CharonsArkCover blurb

A SUDDEN CHANGE OF COURSE

To the teachers and students of Seattle’s Garfield High School, the trip was just a public relations lark – for helping a wealthy Pacific island open a science museum, they were to get a free trip around the world. It all seemed too easy. It was. As their chartered 747 crossed the Pacific, a huge spacecraft swooped down, cut off its wings, swallowed it up, and headed deep into outer space. Next stop: Charon, the moon of Pluto.

Suddenly the flight crew, the students, and their teacher found themselves the unwilling guests of unseen and unreliable hosts whose life-support systems were breaking down.

Even worse, the humans were caught in a deadly cross-fire between the rapidly failing aliens and a mad computer program that considered only itself indispensable – and whose intentions clearly were to destroy Earth…

My thoughts

Charon’s Ark is an entertaining but grim novel that apparently is Rick Gauger’s only full-length work. The premise is that Pluto and its moon, Charon, were built by aliens as a nature preserve to save Earth’s dinosaurs. Charon is a hollow sphere with a tiny black hole in its center providing gravity, while a laser drawing its energy from Pluto provides light and heat.

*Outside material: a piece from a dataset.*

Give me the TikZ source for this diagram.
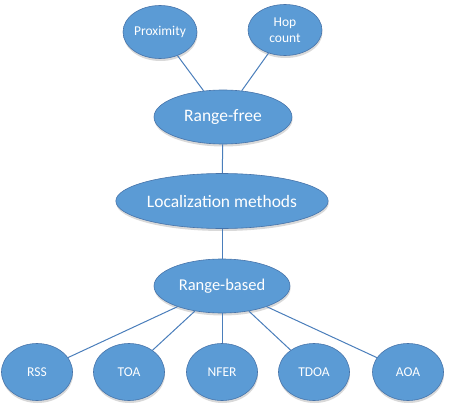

As crazy as the science sounds, Gauger pulls it off convincingly (well, as convincingly as any other Big Dumb Object). The aliens who built the preserve are still around but need some fresh bodies to continue their mission, so they hijack an airliner full of teens to take their place as caretakers of the moon.

The cover blurb may lure readers into thinking Charon’s Ark is nothing more than a light-hearted romp for young readers. That’s hardly the case. The novel is mercilessly grim, and many kids die horrible, painful deaths throughout its pages. Still, the novel works quite well as a science fiction adventure with an appropriate sense of wonder, although the dinosaurs here are more for color rather than a central part of the plot.

Trivia

  • Charon’s Ark was meant as the first book of a trilogy. The publisher didn’t pick up the sequels, Charon’s Children and Charon is Coming, but both have since self-published electronically.
  • Science fiction artist Don Dixon created the book’s cover art. A prolific painter, Dixon told SF Site that Charon’s Ark remains his favorite cover.